Recorded data ->

★ ★ ★ ★ ★

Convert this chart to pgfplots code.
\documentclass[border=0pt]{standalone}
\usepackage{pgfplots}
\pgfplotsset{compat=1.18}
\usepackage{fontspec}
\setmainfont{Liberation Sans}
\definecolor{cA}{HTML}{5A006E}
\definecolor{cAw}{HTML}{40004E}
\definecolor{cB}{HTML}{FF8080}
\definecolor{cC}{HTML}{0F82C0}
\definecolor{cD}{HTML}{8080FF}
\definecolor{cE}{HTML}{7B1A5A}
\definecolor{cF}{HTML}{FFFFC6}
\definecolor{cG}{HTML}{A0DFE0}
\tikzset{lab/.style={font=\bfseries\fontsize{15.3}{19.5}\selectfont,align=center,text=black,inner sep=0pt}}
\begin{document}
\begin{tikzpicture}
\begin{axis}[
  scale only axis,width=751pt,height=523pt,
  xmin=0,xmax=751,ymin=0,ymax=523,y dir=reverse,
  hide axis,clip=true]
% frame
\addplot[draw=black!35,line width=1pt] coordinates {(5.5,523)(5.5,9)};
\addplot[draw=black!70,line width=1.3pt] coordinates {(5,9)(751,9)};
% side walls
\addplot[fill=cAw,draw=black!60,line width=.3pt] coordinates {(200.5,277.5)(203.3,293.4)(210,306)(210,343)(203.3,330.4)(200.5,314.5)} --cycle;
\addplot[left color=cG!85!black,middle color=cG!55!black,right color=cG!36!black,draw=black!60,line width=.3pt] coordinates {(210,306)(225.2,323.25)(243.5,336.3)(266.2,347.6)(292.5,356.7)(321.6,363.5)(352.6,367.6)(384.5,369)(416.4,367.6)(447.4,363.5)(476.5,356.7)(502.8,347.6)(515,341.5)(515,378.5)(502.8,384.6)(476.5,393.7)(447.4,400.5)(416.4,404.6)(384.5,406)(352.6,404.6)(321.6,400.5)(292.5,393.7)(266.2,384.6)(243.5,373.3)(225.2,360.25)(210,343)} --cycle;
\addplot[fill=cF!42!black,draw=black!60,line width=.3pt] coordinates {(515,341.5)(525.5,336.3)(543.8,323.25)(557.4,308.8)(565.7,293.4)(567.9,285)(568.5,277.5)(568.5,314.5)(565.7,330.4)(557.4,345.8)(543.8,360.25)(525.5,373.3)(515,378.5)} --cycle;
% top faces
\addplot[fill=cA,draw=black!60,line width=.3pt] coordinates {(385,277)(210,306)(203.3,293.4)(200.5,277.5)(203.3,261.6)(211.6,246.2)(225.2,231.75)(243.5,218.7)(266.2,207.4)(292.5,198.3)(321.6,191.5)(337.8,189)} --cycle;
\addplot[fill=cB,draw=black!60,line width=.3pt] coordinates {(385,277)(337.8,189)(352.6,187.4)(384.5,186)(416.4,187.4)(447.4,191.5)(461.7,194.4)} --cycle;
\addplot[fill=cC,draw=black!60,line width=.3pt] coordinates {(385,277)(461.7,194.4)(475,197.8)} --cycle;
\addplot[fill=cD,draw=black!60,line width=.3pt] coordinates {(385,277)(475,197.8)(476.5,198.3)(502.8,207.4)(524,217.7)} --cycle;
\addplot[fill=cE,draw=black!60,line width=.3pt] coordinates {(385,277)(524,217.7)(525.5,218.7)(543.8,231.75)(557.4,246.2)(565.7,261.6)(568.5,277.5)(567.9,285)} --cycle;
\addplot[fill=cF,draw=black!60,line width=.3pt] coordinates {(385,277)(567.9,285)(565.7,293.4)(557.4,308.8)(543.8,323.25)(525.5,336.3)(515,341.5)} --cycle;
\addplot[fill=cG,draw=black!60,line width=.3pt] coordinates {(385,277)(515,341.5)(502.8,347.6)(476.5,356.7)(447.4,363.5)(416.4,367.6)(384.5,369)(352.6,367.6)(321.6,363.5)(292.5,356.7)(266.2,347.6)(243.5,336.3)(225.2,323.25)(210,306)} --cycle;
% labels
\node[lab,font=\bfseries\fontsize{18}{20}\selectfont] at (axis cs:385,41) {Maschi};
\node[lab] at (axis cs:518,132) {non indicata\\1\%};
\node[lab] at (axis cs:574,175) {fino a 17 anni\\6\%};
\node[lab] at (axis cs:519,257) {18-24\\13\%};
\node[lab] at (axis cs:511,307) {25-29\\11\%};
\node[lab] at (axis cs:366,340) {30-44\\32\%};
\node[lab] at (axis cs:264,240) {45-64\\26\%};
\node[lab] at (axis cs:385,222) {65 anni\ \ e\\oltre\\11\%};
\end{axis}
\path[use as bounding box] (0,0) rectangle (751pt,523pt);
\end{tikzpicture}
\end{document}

★ ★ ★ ★ ★

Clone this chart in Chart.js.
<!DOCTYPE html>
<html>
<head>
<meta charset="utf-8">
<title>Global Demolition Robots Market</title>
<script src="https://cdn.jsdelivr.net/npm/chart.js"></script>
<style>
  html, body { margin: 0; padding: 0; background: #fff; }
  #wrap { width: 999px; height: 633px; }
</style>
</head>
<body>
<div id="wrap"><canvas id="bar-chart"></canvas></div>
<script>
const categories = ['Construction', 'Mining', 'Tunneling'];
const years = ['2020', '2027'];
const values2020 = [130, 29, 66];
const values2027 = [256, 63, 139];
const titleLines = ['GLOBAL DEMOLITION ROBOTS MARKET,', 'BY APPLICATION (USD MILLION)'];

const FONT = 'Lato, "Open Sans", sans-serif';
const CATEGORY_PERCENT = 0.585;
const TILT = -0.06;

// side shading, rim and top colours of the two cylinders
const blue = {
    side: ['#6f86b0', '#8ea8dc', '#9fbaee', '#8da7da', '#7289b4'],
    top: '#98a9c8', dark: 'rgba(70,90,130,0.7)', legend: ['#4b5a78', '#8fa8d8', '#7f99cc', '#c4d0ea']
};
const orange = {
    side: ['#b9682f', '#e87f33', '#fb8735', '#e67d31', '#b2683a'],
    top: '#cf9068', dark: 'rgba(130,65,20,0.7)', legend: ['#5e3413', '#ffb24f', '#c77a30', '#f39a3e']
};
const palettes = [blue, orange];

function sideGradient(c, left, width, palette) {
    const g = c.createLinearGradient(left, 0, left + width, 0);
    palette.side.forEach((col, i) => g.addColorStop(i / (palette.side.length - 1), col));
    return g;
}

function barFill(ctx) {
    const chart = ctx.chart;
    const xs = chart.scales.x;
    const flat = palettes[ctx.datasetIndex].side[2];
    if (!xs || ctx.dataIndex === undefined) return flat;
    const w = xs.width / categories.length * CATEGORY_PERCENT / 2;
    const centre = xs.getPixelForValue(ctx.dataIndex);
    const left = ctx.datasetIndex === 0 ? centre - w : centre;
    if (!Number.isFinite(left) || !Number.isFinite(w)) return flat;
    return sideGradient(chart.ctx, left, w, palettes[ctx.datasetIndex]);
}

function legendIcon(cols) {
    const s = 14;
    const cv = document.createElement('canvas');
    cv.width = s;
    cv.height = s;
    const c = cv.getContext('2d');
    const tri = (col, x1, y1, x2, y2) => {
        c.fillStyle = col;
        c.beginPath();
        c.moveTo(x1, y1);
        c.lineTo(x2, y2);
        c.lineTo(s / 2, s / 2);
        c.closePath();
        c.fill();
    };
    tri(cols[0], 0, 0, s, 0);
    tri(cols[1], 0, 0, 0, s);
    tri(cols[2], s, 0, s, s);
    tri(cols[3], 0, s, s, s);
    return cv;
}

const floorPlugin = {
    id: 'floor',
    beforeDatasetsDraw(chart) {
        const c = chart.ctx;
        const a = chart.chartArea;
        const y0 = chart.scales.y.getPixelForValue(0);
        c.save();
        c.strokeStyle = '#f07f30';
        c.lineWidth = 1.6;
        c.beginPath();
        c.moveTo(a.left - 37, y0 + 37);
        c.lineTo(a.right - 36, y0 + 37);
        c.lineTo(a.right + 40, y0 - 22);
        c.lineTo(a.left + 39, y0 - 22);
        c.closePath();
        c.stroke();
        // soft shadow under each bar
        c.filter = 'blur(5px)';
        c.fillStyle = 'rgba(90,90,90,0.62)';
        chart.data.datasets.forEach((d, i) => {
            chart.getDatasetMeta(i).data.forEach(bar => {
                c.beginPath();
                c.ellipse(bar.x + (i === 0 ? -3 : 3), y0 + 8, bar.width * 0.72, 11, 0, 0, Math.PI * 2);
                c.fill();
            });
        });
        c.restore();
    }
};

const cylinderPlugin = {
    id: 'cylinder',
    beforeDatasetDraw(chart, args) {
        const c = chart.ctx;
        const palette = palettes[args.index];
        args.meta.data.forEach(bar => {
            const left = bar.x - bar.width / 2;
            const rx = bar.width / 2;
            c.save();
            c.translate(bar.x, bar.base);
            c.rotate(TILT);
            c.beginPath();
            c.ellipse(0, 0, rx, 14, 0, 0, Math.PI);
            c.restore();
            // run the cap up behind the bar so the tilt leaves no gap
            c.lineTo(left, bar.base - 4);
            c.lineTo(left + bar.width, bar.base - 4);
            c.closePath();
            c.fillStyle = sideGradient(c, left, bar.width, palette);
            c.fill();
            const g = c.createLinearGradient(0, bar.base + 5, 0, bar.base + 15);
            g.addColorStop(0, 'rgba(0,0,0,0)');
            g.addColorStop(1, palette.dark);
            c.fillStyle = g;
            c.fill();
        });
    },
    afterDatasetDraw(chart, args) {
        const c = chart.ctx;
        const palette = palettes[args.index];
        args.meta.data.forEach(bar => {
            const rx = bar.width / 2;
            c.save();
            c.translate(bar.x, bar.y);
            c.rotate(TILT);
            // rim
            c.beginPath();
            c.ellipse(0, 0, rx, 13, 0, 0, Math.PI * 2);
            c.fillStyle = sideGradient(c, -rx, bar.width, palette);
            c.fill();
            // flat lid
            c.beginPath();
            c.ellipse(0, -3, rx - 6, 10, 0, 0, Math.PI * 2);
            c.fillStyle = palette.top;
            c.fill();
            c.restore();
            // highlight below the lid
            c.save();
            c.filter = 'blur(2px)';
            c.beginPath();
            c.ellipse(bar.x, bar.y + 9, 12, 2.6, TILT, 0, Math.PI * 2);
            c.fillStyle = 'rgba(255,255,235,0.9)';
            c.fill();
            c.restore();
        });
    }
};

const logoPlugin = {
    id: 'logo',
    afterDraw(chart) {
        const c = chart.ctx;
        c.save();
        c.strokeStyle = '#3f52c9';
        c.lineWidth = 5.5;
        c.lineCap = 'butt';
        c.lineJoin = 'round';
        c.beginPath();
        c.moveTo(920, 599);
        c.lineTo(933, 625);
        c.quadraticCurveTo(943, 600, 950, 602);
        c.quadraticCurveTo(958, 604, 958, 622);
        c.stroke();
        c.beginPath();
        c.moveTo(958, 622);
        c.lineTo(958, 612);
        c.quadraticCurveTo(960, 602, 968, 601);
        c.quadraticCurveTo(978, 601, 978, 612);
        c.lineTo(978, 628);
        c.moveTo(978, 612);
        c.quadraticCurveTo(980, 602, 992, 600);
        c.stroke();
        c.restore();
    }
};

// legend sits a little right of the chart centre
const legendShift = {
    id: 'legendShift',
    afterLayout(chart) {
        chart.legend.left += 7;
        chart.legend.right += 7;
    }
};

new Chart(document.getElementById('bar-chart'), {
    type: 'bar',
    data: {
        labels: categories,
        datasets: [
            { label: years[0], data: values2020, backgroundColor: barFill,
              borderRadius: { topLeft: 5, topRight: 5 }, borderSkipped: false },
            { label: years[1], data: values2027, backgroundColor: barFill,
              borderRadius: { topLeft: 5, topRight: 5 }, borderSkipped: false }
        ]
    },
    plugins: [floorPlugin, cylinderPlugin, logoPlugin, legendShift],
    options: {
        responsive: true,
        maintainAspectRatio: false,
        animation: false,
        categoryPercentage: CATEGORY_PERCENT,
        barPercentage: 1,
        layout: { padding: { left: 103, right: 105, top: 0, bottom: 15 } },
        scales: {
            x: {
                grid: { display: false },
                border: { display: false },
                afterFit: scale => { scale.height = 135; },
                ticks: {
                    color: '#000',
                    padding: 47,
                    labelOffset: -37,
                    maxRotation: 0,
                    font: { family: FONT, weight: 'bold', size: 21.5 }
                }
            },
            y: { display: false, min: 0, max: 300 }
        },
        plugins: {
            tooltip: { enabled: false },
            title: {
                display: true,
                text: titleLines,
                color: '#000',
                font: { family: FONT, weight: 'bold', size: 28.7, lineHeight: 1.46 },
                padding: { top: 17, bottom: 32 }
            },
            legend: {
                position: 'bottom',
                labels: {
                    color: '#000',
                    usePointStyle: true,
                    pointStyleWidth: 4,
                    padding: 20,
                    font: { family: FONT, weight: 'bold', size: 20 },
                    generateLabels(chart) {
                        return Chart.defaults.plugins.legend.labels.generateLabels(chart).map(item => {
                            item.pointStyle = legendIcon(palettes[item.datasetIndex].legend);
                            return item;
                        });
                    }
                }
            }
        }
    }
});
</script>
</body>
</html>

★ ★ ★ ★ ★

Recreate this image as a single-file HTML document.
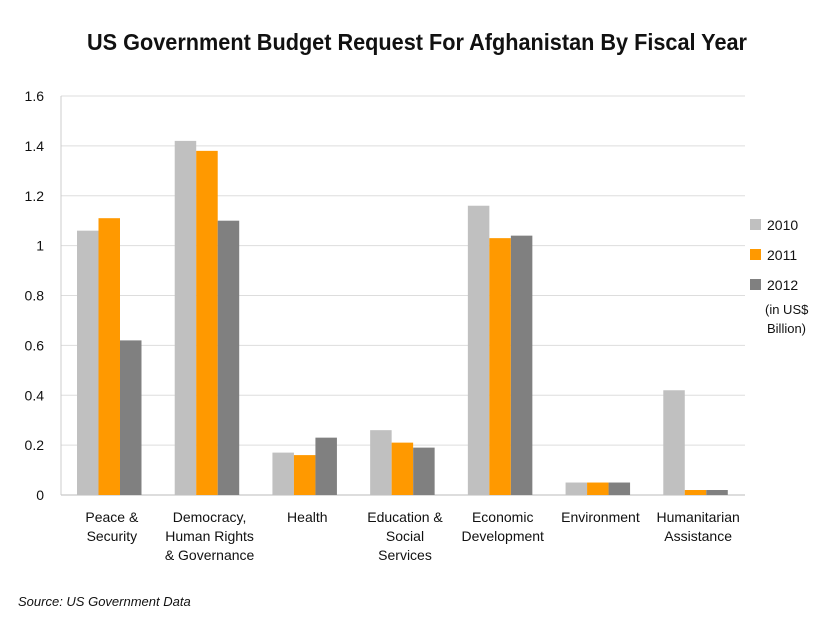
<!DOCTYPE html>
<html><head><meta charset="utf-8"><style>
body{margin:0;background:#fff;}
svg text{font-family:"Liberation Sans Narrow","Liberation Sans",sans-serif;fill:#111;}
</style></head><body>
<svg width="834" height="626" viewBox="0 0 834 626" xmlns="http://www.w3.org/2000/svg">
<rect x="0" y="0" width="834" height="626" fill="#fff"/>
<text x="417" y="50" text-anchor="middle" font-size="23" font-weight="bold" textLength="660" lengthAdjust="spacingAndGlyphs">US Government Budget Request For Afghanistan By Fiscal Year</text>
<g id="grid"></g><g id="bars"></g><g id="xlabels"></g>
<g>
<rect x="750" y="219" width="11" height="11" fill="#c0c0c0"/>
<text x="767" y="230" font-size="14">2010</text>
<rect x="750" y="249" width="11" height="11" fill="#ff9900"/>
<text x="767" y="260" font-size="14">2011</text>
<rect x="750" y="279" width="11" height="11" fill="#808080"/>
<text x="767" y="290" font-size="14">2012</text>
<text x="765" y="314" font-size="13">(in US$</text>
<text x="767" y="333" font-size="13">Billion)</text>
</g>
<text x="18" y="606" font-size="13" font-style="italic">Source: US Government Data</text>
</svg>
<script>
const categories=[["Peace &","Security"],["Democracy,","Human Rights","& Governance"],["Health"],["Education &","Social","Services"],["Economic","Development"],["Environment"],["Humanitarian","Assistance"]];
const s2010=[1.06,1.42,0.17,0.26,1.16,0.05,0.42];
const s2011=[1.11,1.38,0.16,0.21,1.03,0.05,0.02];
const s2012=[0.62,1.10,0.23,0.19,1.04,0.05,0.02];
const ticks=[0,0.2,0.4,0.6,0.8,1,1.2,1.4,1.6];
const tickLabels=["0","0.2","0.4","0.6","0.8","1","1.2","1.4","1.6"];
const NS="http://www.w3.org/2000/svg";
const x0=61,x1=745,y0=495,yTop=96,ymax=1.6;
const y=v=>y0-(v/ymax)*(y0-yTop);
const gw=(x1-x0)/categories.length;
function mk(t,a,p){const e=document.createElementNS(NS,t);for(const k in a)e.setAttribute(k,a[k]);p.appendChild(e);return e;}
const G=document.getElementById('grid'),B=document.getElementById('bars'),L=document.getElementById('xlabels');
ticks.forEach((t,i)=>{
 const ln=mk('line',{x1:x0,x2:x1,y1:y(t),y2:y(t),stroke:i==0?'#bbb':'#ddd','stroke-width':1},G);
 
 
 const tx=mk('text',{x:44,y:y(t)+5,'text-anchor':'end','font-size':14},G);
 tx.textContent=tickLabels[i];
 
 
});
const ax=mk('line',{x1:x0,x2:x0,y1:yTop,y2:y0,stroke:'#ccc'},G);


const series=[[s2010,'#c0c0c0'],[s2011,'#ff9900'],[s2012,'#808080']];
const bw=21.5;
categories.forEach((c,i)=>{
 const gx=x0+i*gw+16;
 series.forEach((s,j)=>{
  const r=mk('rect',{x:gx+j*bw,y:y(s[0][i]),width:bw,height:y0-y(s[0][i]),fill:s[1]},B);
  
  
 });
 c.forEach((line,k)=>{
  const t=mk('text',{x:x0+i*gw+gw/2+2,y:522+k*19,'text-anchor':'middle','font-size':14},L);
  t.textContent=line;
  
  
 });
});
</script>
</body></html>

★ ★ ★ ★ ★

Task requirements -> Reproduce the lines exactly, taking as the first line the one with "Clone this chart in Chart.js." and as the last line the one with "const TILT = -0.06;", and include nothing else.

Solution ->
Clone this chart in Chart.js.
<!DOCTYPE html>
<html>
<head>
<meta charset="utf-8">
<title>Global Demolition Robots Market</title>
<script src="https://cdn.jsdelivr.net/npm/chart.js"></script>
<style>
  html, body { margin: 0; padding: 0; background: #fff; }
  #wrap { width: 999px; height: 633px; }
</style>
</head>
<body>
<div id="wrap"><canvas id="bar-chart"></canvas></div>
<script>
const categories = ['Construction', 'Mining', 'Tunneling'];
const years = ['2020', '2027'];
const values2020 = [130, 29, 66];
const values2027 = [256, 63, 139];
const titleLines = ['GLOBAL DEMOLITION ROBOTS MARKET,', 'BY APPLICATION (USD MILLION)'];

const FONT = 'Lato, "Open Sans", sans-serif';
const CATEGORY_PERCENT = 0.585;
const TILT = -0.06;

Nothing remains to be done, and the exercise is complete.